### Task
Copy out every line containing the word "matplotlib".

### Given data
• • •

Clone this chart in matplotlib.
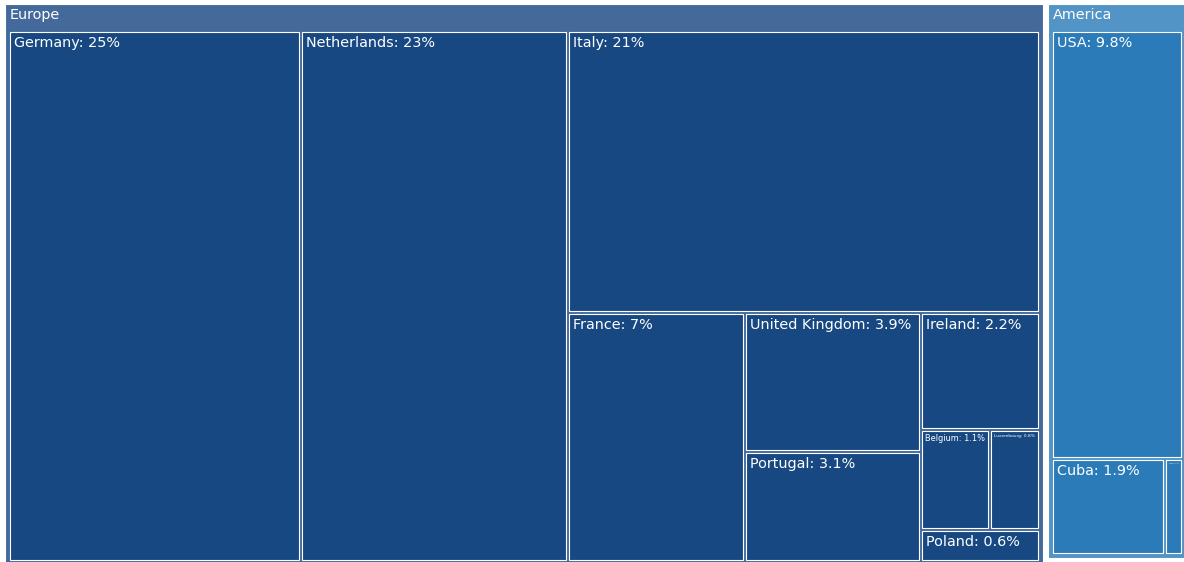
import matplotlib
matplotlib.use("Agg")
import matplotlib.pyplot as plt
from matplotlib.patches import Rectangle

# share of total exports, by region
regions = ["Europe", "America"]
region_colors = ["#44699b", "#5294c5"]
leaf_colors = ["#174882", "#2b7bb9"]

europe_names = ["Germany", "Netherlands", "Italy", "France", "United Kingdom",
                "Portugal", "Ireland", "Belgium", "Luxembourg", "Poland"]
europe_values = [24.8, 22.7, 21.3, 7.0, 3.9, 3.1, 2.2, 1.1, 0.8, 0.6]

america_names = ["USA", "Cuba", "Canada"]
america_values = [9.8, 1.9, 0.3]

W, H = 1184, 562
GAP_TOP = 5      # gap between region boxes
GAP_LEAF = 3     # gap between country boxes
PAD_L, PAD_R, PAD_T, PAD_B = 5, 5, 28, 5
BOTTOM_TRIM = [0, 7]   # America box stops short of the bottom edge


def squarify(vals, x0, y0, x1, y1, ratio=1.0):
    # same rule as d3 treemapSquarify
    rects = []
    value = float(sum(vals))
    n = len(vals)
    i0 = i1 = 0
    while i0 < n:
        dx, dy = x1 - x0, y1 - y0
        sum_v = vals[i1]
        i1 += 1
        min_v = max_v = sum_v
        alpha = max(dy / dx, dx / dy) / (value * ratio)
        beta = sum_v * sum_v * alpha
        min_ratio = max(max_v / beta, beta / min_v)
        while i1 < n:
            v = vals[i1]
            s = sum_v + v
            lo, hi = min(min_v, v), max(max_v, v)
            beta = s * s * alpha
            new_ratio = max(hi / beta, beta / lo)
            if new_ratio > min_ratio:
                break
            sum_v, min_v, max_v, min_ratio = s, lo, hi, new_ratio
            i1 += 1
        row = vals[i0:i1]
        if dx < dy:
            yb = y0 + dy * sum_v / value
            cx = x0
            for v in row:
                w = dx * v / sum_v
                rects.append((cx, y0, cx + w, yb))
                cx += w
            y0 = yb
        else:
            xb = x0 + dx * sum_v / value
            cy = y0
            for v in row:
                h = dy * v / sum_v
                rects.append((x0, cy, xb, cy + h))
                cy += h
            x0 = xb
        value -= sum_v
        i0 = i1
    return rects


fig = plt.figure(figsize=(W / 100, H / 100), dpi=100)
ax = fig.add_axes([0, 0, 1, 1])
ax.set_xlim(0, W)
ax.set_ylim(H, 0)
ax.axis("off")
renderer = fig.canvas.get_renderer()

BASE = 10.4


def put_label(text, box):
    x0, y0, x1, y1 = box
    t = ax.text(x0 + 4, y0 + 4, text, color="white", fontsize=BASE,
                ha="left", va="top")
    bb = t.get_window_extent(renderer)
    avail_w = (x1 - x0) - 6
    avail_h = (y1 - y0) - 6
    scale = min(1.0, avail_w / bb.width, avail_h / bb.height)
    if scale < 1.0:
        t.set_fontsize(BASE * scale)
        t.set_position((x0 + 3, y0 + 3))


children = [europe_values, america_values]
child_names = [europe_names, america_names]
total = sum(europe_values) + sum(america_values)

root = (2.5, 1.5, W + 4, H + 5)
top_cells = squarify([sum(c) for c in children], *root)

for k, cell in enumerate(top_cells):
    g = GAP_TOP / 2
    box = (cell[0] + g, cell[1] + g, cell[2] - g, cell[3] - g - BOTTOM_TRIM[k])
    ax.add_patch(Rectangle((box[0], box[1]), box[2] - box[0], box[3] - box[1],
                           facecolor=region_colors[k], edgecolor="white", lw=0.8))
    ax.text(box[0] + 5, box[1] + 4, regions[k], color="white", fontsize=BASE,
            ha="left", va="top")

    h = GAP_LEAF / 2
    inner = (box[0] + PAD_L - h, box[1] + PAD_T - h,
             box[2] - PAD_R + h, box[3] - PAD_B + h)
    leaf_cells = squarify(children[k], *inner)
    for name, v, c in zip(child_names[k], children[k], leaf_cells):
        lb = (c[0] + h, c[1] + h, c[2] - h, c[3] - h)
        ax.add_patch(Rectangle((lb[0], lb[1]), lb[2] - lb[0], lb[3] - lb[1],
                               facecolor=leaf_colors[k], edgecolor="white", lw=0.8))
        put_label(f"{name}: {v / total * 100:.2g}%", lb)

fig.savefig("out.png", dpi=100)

• • •

### Final answer
Clone this chart in matplotlib.
import matplotlib
matplotlib.use("Agg")
import matplotlib.pyplot as plt
from matplotlib.patches import Rectangle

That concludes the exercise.